*Given information:*
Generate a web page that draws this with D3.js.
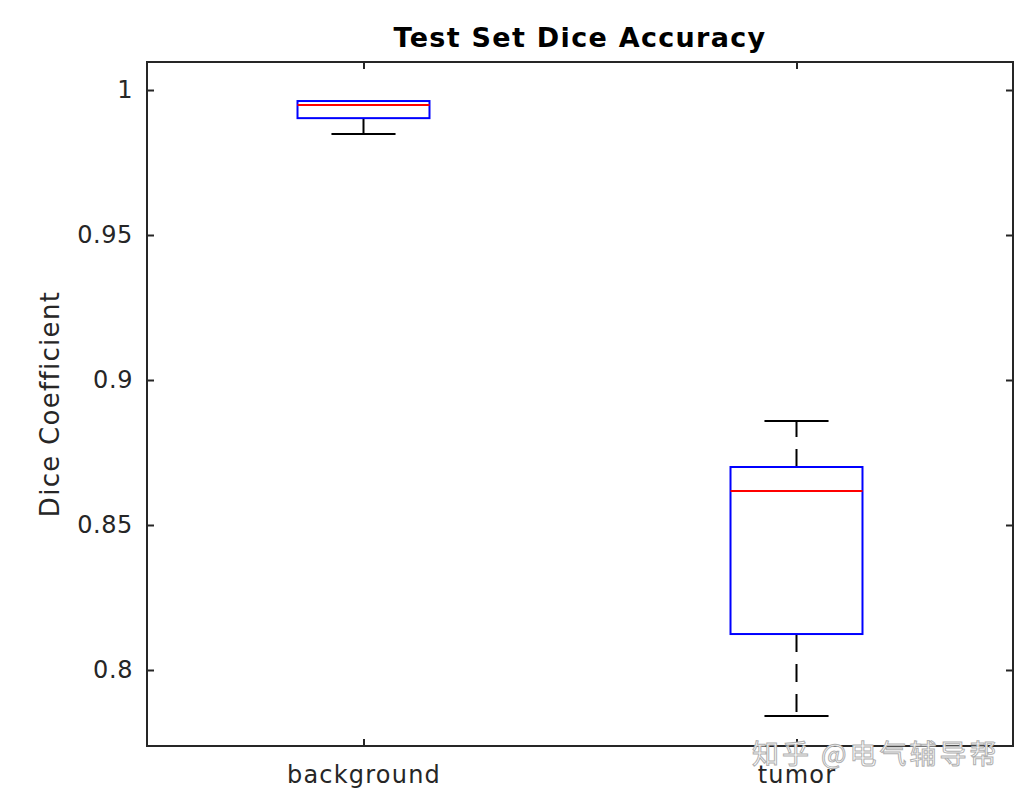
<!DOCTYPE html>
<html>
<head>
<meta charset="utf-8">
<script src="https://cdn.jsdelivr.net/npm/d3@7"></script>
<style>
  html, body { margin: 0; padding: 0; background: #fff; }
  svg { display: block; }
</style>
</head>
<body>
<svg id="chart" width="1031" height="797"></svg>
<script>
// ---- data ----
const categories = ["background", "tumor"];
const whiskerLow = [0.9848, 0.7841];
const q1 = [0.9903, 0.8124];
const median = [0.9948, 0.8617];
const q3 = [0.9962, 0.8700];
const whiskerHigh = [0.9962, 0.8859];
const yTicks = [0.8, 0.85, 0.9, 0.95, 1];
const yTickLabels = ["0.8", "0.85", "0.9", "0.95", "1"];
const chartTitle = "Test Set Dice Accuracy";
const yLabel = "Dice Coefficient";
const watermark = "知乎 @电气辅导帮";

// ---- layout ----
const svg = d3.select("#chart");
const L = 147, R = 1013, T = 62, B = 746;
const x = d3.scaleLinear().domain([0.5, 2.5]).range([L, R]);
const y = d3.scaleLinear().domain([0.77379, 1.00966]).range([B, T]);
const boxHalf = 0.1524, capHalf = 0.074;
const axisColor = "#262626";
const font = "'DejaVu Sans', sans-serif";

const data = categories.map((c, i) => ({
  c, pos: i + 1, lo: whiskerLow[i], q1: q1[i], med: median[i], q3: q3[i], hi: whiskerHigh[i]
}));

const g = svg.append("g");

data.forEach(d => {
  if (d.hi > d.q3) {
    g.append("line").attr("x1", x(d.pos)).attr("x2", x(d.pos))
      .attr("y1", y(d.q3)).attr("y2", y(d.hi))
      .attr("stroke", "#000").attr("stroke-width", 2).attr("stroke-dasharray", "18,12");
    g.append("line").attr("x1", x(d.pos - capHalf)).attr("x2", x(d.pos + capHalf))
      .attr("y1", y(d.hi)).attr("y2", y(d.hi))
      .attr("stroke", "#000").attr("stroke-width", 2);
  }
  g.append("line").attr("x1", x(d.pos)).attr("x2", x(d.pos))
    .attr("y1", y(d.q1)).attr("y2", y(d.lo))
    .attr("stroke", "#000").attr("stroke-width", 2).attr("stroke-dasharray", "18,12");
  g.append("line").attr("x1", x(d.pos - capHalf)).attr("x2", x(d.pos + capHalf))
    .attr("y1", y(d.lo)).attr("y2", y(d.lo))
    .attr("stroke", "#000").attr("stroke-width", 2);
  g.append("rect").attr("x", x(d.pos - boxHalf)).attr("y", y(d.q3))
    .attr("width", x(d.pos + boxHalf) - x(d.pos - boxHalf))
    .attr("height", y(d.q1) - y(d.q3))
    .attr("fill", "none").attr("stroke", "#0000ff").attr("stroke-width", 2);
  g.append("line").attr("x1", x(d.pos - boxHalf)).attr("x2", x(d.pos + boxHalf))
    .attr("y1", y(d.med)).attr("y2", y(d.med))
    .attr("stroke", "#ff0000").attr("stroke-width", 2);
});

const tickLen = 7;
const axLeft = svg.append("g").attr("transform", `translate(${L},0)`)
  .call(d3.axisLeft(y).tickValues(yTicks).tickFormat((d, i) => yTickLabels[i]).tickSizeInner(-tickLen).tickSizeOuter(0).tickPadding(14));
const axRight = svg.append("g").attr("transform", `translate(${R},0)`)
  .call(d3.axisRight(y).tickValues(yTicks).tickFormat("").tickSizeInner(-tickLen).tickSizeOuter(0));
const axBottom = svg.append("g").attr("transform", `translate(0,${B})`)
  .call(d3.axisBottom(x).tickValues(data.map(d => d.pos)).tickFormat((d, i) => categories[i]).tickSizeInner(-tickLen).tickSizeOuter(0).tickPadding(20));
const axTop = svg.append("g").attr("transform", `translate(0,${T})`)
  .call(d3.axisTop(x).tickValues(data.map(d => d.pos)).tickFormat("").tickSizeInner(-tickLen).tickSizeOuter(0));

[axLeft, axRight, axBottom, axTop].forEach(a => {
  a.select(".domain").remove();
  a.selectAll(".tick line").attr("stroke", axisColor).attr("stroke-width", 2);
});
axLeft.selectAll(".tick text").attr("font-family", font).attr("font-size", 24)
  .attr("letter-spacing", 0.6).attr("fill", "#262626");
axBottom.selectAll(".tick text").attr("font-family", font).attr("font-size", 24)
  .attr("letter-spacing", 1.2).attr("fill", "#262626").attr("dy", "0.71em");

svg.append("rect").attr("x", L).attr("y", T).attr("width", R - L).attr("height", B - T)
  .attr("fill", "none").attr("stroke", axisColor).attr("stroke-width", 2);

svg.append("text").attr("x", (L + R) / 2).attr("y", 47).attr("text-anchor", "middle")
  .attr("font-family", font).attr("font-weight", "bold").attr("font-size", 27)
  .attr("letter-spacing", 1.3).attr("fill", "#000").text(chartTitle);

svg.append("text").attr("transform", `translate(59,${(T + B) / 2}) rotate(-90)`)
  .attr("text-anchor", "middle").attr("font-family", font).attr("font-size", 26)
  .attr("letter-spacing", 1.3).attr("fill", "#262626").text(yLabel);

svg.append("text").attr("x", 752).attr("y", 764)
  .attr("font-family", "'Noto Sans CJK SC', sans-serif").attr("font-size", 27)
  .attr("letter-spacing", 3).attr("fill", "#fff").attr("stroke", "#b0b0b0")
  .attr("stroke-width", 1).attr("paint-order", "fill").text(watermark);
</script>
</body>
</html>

*Exercise instructions:* Exclude the pictures, and transcribe all of the material exactly.

*Exercise output:*
Generate a web page that draws this with D3.js.
<!DOCTYPE html>
<html>
<head>
<meta charset="utf-8">
<script src="https://cdn.jsdelivr.net/npm/d3@7"></script>
<style>
  html, body { margin: 0; padding: 0; background: #fff; }
  svg { display: block; }
</style>
</head>
<body>
<svg id="chart" width="1031" height="797"></svg>
<script>
// ---- data ----
const categories = ["background", "tumor"];
const whiskerLow = [0.9848, 0.7841];
const q1 = [0.9903, 0.8124];
const median = [0.9948, 0.8617];
const q3 = [0.9962, 0.8700];
const whiskerHigh = [0.9962, 0.8859];
const yTicks = [0.8, 0.85, 0.9, 0.95, 1];
const yTickLabels = ["0.8", "0.85", "0.9", "0.95", "1"];
const chartTitle = "Test Set Dice Accuracy";
const yLabel = "Dice Coefficient";
const watermark = "知乎 @电气辅导帮";

// ---- layout ----
const svg = d3.select("#chart");
const L = 147, R = 1013, T = 62, B = 746;
const x = d3.scaleLinear().domain([0.5, 2.5]).range([L, R]);
const y = d3.scaleLinear().domain([0.77379, 1.00966]).range([B, T]);
const boxHalf = 0.1524, capHalf = 0.074;
const axisColor = "#262626";
const font = "'DejaVu Sans', sans-serif";

const data = categories.map((c, i) => ({
  c, pos: i + 1, lo: whiskerLow[i], q1: q1[i], med: median[i], q3: q3[i], hi: whiskerHigh[i]
}));

const g = svg.append("g");

data.forEach(d => {
  if (d.hi > d.q3) {
    g.append("line").attr("x1", x(d.pos)).attr("x2", x(d.pos))
      .attr("y1", y(d.q3)).attr("y2", y(d.hi))
      .attr("stroke", "#000").attr("stroke-width", 2).attr("stroke-dasharray", "18,12");
    g.append("line").attr("x1", x(d.pos - capHalf)).attr("x2", x(d.pos + capHalf))
      .attr("y1", y(d.hi)).attr("y2", y(d.hi))
      .attr("stroke", "#000").attr("stroke-width", 2);
  }
  g.append("line").attr("x1", x(d.pos)).attr("x2", x(d.pos))
    .attr("y1", y(d.q1)).attr("y2", y(d.lo))
    .attr("stroke", "#000").attr("stroke-width", 2).attr("stroke-dasharray", "18,12");
  g.append("line").attr("x1", x(d.pos - capHalf)).attr("x2", x(d.pos + capHalf))
    .attr("y1", y(d.lo)).attr("y2", y(d.lo))
    .attr("stroke", "#000").attr("stroke-width", 2);
  g.append("rect").attr("x", x(d.pos - boxHalf)).attr("y", y(d.q3))
    .attr("width", x(d.pos + boxHalf) - x(d.pos - boxHalf))
    .attr("height", y(d.q1) - y(d.q3))
    .attr("fill", "none").attr("stroke", "#0000ff").attr("stroke-width", 2);
  g.append("line").attr("x1", x(d.pos - boxHalf)).attr("x2", x(d.pos + boxHalf))
    .attr("y1", y(d.med)).attr("y2", y(d.med))
    .attr("stroke", "#ff0000").attr("stroke-width", 2);
});

const tickLen = 7;
const axLeft = svg.append("g").attr("transform", `translate(${L},0)`)
  .call(d3.axisLeft(y).tickValues(yTicks).tickFormat((d, i) => yTickLabels[i]).tickSizeInner(-tickLen).tickSizeOuter(0).tickPadding(14));
const axRight = svg.append("g").attr("transform", `translate(${R},0)`)
  .call(d3.axisRight(y).tickValues(yTicks).tickFormat("").tickSizeInner(-tickLen).tickSizeOuter(0));
const axBottom = svg.append("g").attr("transform", `translate(0,${B})`)
  .call(d3.axisBottom(x).tickValues(data.map(d => d.pos)).tickFormat((d, i) => categories[i]).tickSizeInner(-tickLen).tickSizeOuter(0).tickPadding(20));
const axTop = svg.append("g").attr("transform", `translate(0,${T})`)
  .call(d3.axisTop(x).tickValues(data.map(d => d.pos)).tickFormat("").tickSizeInner(-tickLen).tickSizeOuter(0));

[axLeft, axRight, axBottom, axTop].forEach(a => {
  a.select(".domain").remove();
  a.selectAll(".tick line").attr("stroke", axisColor).attr("stroke-width", 2);
});
axLeft.selectAll(".tick text").attr("font-family", font).attr("font-size", 24)
  .attr("letter-spacing", 0.6).attr("fill", "#262626");
axBottom.selectAll(".tick text").attr("font-family", font).attr("font-size", 24)
  .attr("letter-spacing", 1.2).attr("fill", "#262626").attr("dy", "0.71em");

svg.append("rect").attr("x", L).attr("y", T).attr("width", R - L).attr("height", B - T)
  .attr("fill", "none").attr("stroke", axisColor).attr("stroke-width", 2);

svg.append("text").attr("x", (L + R) / 2).attr("y", 47).attr("text-anchor", "middle")
  .attr("font-family", font).attr("font-weight", "bold").attr("font-size", 27)
  .attr("letter-spacing", 1.3).attr("fill", "#000").text(chartTitle);

svg.append("text").attr("transform", `translate(59,${(T + B) / 2}) rotate(-90)`)
  .attr("text-anchor", "middle").attr("font-family", font).attr("font-size", 26)
  .attr("letter-spacing", 1.3).attr("fill", "#262626").text(yLabel);

svg.append("text").attr("x", 752).attr("y", 764)
  .attr("font-family", "'Noto Sans CJK SC', sans-serif").attr("font-size", 27)
  .attr("letter-spacing", 3).attr("fill", "#fff").attr("stroke", "#b0b0b0")
  .attr("stroke-width", 1).attr("paint-order", "fill").text(watermark);
</script>
</body>
</html>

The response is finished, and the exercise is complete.